>> BEGIN GIVEN INFORMATION

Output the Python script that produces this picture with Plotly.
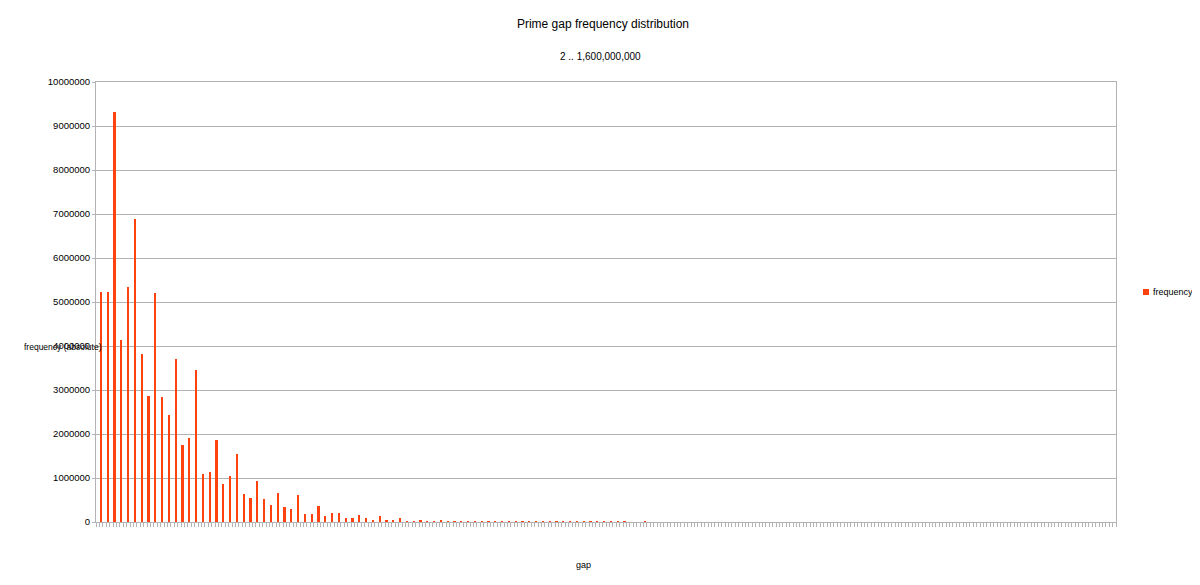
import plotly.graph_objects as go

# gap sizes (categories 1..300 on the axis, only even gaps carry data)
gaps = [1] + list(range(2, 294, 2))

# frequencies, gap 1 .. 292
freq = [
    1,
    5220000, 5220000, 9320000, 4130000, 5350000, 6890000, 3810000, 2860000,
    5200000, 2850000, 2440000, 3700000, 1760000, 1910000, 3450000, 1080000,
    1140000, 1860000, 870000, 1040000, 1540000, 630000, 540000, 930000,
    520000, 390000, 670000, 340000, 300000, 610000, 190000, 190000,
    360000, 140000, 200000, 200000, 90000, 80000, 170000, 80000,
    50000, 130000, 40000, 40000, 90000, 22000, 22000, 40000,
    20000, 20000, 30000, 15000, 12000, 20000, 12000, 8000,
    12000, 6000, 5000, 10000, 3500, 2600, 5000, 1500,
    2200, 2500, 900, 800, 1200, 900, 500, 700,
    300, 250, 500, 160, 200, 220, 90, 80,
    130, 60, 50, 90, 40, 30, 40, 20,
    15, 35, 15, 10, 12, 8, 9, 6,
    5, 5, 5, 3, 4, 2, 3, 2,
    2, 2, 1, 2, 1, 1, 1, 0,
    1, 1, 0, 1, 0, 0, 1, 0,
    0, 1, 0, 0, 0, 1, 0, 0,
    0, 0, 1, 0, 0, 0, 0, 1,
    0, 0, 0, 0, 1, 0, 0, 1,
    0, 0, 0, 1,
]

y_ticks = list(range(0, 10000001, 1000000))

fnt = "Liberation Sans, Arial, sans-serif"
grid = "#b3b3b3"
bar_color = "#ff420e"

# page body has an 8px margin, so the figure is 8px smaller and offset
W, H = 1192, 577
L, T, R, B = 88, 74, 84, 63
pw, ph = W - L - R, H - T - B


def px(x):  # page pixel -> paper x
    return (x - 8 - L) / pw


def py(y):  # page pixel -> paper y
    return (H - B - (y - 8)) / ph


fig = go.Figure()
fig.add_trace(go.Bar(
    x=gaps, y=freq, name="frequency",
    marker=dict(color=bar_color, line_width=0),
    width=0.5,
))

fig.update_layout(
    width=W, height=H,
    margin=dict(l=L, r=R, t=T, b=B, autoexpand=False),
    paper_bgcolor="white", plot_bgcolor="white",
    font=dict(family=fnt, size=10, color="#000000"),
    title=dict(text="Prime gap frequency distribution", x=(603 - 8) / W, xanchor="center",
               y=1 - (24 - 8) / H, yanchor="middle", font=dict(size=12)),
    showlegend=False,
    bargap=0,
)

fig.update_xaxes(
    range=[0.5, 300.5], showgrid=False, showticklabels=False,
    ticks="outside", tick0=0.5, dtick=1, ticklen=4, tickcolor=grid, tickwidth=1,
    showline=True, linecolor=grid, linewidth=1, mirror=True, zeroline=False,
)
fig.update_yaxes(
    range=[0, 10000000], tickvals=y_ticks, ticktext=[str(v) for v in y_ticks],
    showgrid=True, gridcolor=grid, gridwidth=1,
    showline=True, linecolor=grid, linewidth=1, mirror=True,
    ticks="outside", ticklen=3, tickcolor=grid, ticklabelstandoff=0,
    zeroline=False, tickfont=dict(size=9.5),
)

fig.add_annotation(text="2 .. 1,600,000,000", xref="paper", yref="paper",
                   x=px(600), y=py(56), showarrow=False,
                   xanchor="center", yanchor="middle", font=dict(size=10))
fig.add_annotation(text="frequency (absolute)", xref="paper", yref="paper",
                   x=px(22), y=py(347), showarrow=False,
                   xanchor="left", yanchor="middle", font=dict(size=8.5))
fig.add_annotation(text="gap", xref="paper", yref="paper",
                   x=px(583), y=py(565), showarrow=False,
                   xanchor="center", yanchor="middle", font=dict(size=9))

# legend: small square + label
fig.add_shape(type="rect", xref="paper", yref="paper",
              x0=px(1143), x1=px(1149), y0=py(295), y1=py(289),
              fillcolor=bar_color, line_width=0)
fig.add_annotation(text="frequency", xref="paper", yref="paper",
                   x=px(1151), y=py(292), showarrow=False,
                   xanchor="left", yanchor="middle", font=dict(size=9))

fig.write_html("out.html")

>> END GIVEN INFORMATION

TASK OBJECTIVE
Keep every word of the data as it is when you write it out, but drop the pictures.

SOLUTION FOR THIS EXERCISE
Output the Python script that produces this picture with Plotly.
import plotly.graph_objects as go

# gap sizes (categories 1..300 on the axis, only even gaps carry data)
gaps = [1] + list(range(2, 294, 2))

# frequencies, gap 1 .. 292
freq = [
    1,
    5220000, 5220000, 9320000, 4130000, 5350000, 6890000, 3810000, 2860000,
    5200000, 2850000, 2440000, 3700000, 1760000, 1910000, 3450000, 1080000,
    1140000, 1860000, 870000, 1040000, 1540000, 630000, 540000, 930000,
    520000, 390000, 670000, 340000, 300000, 610000, 190000, 190000,
    360000, 140000, 200000, 200000, 90000, 80000, 170000, 80000,
    50000, 130000, 40000, 40000, 90000, 22000, 22000, 40000,
    20000, 20000, 30000, 15000, 12000, 20000, 12000, 8000,
    12000, 6000, 5000, 10000, 3500, 2600, 5000, 1500,
    2200, 2500, 900, 800, 1200, 900, 500, 700,
    300, 250, 500, 160, 200, 220, 90, 80,
    130, 60, 50, 90, 40, 30, 40, 20,
    15, 35, 15, 10, 12, 8, 9, 6,
    5, 5, 5, 3, 4, 2, 3, 2,
    2, 2, 1, 2, 1, 1, 1, 0,
    1, 1, 0, 1, 0, 0, 1, 0,
    0, 1, 0, 0, 0, 1, 0, 0,
    0, 0, 1, 0, 0, 0, 0, 1,
    0, 0, 0, 0, 1, 0, 0, 1,
    0, 0, 0, 1,
]

y_ticks = list(range(0, 10000001, 1000000))

fnt = "Liberation Sans, Arial, sans-serif"
grid = "#b3b3b3"
bar_color = "#ff420e"

# page body has an 8px margin, so the figure is 8px smaller and offset
W, H = 1192, 577
L, T, R, B = 88, 74, 84, 63
pw, ph = W - L - R, H - T - B


def px(x):  # page pixel -> paper x
    return (x - 8 - L) / pw


def py(y):  # page pixel -> paper y
    return (H - B - (y - 8)) / ph


fig = go.Figure()
fig.add_trace(go.Bar(
    x=gaps, y=freq, name="frequency",
    marker=dict(color=bar_color, line_width=0),
    width=0.5,
))

fig.update_layout(
    width=W, height=H,
    margin=dict(l=L, r=R, t=T, b=B, autoexpand=False),
    paper_bgcolor="white", plot_bgcolor="white",
    font=dict(family=fnt, size=10, color="#000000"),
    title=dict(text="Prime gap frequency distribution", x=(603 - 8) / W, xanchor="center",
               y=1 - (24 - 8) / H, yanchor="middle", font=dict(size=12)),
    showlegend=False,
    bargap=0,
)

fig.update_xaxes(
    range=[0.5, 300.5], showgrid=False, showticklabels=False,
    ticks="outside", tick0=0.5, dtick=1, ticklen=4, tickcolor=grid, tickwidth=1,
    showline=True, linecolor=grid, linewidth=1, mirror=True, zeroline=False,
)
fig.update_yaxes(
    range=[0, 10000000], tickvals=y_ticks, ticktext=[str(v) for v in y_ticks],
    showgrid=True, gridcolor=grid, gridwidth=1,
    showline=True, linecolor=grid, linewidth=1, mirror=True,
    ticks="outside", ticklen=3, tickcolor=grid, ticklabelstandoff=0,
    zeroline=False, tickfont=dict(size=9.5),
)

fig.add_annotation(text="2 .. 1,600,000,000", xref="paper", yref="paper",
                   x=px(600), y=py(56), showarrow=False,
                   xanchor="center", yanchor="middle", font=dict(size=10))
fig.add_annotation(text="frequency (absolute)", xref="paper", yref="paper",
                   x=px(22), y=py(347), showarrow=False,
                   xanchor="left", yanchor="middle", font=dict(size=8.5))
fig.add_annotation(text="gap", xref="paper", yref="paper",
                   x=px(583), y=py(565), showarrow=False,
                   xanchor="center", yanchor="middle", font=dict(size=9))

# legend: small square + label
fig.add_shape(type="rect", xref="paper", yref="paper",
              x0=px(1143), x1=px(1149), y0=py(295), y1=py(289),
              fillcolor=bar_color, line_width=0)
fig.add_annotation(text="frequency", xref="paper", yref="paper",
                   x=px(1151), y=py(292), showarrow=False,
                   xanchor="left", yanchor="middle", font=dict(size=9))

fig.write_html("out.html")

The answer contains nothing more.